It's rare enough that the prestigious Alliance Graphique Internationale (AGI) meets in North America.
But for the organization --- an invitation-only bouquet of graphic design's elite --- to offer not only "design hero" lectures but hands-on workshops to design students is really a once-in-a-career opportunity.
That's why some 900 students from across the continent and around the world have been packing the auditorium at the Art Institute of Chicago and keeping nearby Millennium Park buzzing with energy and ideas.
Here are some of the ideas swirling around:
new ways of relating to the design canon and creating links to the 00s;
a recognizable "new illustration" sensibility that is counterbalancing the rise of ultra-portable photography;
baroque type . . . baroque in its distress;
creative strategies for a tough economy;
organizing green design at the actual grass roots level.
Tuesday Sep 23 was one image-packed presentation after another, and featuring Paul Sahre, John Bielenberg, Niklaus Troxler, a representative from the studio of Mexico D.F's Gabriela Rodriguez, Michael Vanderbyl, Jennifer Morla, Nicholas Blechman, Steff Geissbuhler, Leonardo Sonnoli and Christoph Niemann. Rick Valicenti, a co-organizer with Dana Arnett and Paula Scher, MC'd the talks in his easygoing style.
Pens were scratching and keys were clicking in the darkened hall all day as students laughed over ironic words of advice and boggled at killer design work on the huge screen.
Jennifer Morla spoke eloquently about the balance of inspiration and the demands of craft while showing a diverse selection of her work.
Nicholas Blechman gave an inspiring description of the "process" behind his magazine
Nozone, of which every issue seems (to him) to be the last . . . but then new conditions in the world send up a kind of creative Bat Signal and he is compelled to produce another issue.

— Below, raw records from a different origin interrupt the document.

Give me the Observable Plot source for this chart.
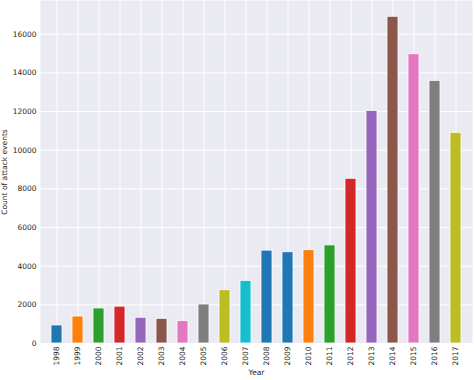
<!DOCTYPE html>
<html>
<head>
<meta charset="utf-8">
<script src="https://cdn.jsdelivr.net/npm/d3@7"></script>
<script src="https://cdn.jsdelivr.net/npm/@observablehq/plot@0.6"></script>
<style>
  html, body { margin: 0; padding: 0; background: #fff; }
  svg { display: block; }
</style>
</head>
<body>
<div id="chart"></div>
<script>
const years = ["1998","1999","2000","2001","2002","2003","2004","2005","2006","2007",
               "2008","2009","2010","2011","2012","2013","2014","2015","2016","2017"];
const counts = [934, 1395, 1814, 1906, 1333, 1278, 1166, 2017, 2758, 3242,
                4805, 4721, 4826, 5076, 8522, 12036, 16903, 14965, 13587, 10900];
const colors = ["#1f77b4","#ff7f0e","#2ca02c","#d62728","#9467bd","#8c564b","#e377c2","#7f7f7f","#bcbd22","#17becf",
                "#1f77b4","#1f77b4","#ff7f0e","#2ca02c","#d62728","#9467bd","#8c564b","#e377c2","#7f7f7f","#bcbd22"];
const yTicks = [0, 2000, 4000, 6000, 8000, 10000, 12000, 14000, 16000];

const data = years.map((y, i) => ({year: y, count: counts[i], color: colors[i]}));

const textColor = "#262626";
const chart = Plot.plot({
  width: 474,
  height: 380,
  marginTop: 0,
  marginLeft: 40,
  marginRight: 2,
  marginBottom: 37,
  style: {fontFamily: "DejaVu Sans", fontSize: "7.5px", color: textColor, background: "white"},
  x: {domain: years, paddingInner: 0.5, paddingOuter: 0.25, align: 0.5},
  y: {domain: [0, 17745]},
  marks: [
    Plot.frame({fill: "#eaeaf2", stroke: null}),
    Plot.ruleY(yTicks, {stroke: "white", strokeWidth: 1}),
    Plot.ruleX(years, {x: d => d, stroke: "white", strokeWidth: 1}),
    Plot.barY(data, {x: "year", y: "count", fill: "color", stroke: "white", strokeWidth: 0.8}),
    Plot.axisY(yTicks, {tickSize: 0, tickPadding: 4, label: null, tickFormat: d => String(d), fontSize: 7.5, fill: textColor}),
    Plot.axisX({tickSize: 0, tickPadding: 3, tickRotate: -90, label: null, fontSize: 7.5, fill: textColor}),
    Plot.text(["Year"], {frameAnchor: "bottom", textAnchor: "middle", dy: 31, fontSize: 7.5, fill: textColor}),
    Plot.text(["Count of attack events"], {frameAnchor: "left", textAnchor: "middle", rotate: -90, dx: -36, fontSize: 7.5, fill: textColor})
  ]
});
document.getElementById("chart").appendChild(chart);
</script>
</body>
</html>
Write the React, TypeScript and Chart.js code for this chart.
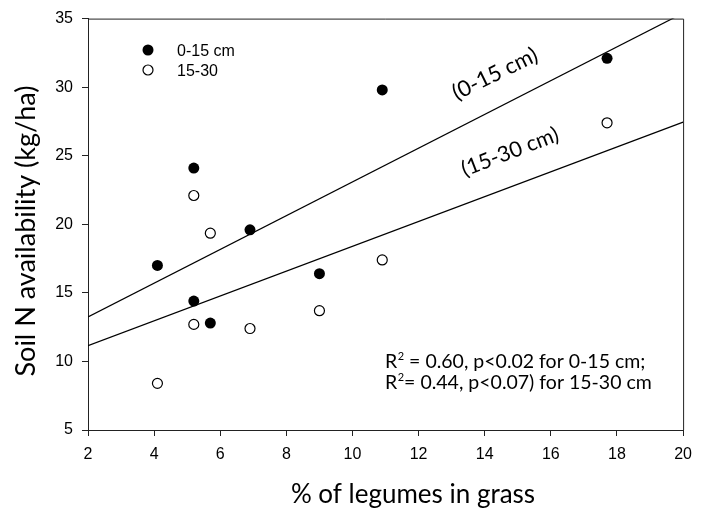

Leonardo Sonnoli braved the technical perils of switching from slideshow to live, tabletop video during his talk in order to flip through real books --- worth the effort as students got to see rare examples of early Modernist design and the sliced pages of Queneau's One Hundred Million Poems.

Niklaus Troxler proved that the good ol' dictum that 'empty space is the designer's best friend' is just another rule to be broken by showing decades of dazzling work in which he routinely fills that poster space edge to edge and makes it work . . . beautifully.

Christoph Niemann cracked up the crowd with his jolly descriptions of an agonizing creative process, and revealed his goal --- a real change from old school illustrators --- NOT to be limited to a single style in his illustration but to constantly experiment with new styles, adapted to the client and the topic.

In this shot, the inimitable Michael Vanderbyl entertains the panel, and the students, in an answer to a question from the floor.